Nessas condições, a Guatemala entra em território desconhecido. A chamada revolução da dignidade ficou sem seu principal combustível. Com a prisão do general Otto Pérez Molina e da vice-presidenta Roxana Baldetti, o protesto corre agora o risco de se diluir. E mesmo que seus organizadores queiram mantê-lo vivo como movimento de regeneração política, os analistas alertam que essa massa heterogênea e transversal que assombrou o mundo pode acabar em uma infinidade de correntes sem voltagem suficiente para subjugar uma classe política acostumada a séculos de depredação. Nesse cenário de incerteza tudo parece provisório. O Governo, até a finalização da passagem de poderes em 14 de janeiro de 2016, fica nas mãos de um presidente interino que só está lá pelas quedas sucessivas da vice-presidenta e do chefe de Estado.

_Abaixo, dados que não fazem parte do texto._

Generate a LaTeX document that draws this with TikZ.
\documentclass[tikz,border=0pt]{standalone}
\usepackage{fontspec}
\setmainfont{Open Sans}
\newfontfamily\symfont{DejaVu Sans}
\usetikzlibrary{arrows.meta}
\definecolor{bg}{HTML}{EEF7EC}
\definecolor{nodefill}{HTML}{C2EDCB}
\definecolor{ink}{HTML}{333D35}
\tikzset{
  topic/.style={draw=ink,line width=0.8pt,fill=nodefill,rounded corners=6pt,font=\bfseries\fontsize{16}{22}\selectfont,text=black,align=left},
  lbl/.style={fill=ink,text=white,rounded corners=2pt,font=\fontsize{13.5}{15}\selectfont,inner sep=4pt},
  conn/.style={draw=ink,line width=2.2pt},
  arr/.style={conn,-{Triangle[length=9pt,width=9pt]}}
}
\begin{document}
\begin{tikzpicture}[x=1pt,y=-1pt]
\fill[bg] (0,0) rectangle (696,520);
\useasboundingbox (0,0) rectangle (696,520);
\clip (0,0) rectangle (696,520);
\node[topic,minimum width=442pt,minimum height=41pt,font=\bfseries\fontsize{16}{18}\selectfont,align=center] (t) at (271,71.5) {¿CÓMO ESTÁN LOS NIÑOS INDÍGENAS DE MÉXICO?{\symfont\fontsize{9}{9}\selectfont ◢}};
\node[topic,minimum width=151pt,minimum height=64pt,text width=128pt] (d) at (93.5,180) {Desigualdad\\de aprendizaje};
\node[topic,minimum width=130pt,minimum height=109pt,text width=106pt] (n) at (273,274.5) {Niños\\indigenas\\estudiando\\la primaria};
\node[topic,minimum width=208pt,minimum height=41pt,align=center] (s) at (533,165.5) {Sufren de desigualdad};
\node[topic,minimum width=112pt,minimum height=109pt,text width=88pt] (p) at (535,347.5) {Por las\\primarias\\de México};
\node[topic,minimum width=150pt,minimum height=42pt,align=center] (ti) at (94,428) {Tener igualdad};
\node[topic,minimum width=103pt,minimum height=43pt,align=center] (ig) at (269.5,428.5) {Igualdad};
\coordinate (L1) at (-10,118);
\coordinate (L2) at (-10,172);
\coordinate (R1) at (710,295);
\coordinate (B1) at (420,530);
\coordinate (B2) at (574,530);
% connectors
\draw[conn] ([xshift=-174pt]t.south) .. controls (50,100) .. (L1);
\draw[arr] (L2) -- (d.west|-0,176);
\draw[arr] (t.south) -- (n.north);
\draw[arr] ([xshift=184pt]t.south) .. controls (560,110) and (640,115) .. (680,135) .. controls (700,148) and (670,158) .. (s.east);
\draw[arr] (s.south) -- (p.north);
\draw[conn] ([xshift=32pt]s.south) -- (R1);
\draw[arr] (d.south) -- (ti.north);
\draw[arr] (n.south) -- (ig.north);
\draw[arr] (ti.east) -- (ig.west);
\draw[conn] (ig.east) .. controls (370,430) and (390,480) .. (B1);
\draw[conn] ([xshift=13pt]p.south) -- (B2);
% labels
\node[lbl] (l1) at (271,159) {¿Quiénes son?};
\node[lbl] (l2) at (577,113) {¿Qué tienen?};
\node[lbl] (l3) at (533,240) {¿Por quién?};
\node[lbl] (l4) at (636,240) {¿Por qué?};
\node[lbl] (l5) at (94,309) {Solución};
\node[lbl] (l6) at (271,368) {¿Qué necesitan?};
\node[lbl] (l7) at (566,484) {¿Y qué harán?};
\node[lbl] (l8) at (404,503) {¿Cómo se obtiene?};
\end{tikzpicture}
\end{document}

As eleições também não trouxeram nenhuma resposta clara. A classe política guatemalteca não está próxima à população e nenhum dos 14 candidatos presidenciais na disputa foi capaz de se colocar claramente à frente das enormes energias liberadas pela sociedade civil para derrubar Pérez Molina. Após os dias de glória vividos nessa semana, uma nuvem de frustração pesa no ambiente, e poucos na Guatemala acreditam que alguns dos candidatos possam trazer a transformação radical da qual o país necessita. A população, diante dessa perspectiva, está mais cautelosa em sua confiança. As manifestações dos últimos meses demonstraram seu poder e muitas pessoas afirmam que voltarão a protestar ao menor sinal de retrocesso. Mas a própria dinâmica do protesto, espontâneo e acéfalo, o coloca em perigo. E se esse movimento enfraquecer, a possibilidade de retrocesso é evidente. 50% do financiamento dos partidos, segundo a ONU, vem de organizações mafiosas, entre elas o tráfico de drogas, e a corrupção, como ficou demonstrado nos últimos casos, está incrustada nos mais altos cargos da nação. A Guatemala, golpeada por anos de sangue e fogo, continua em risco.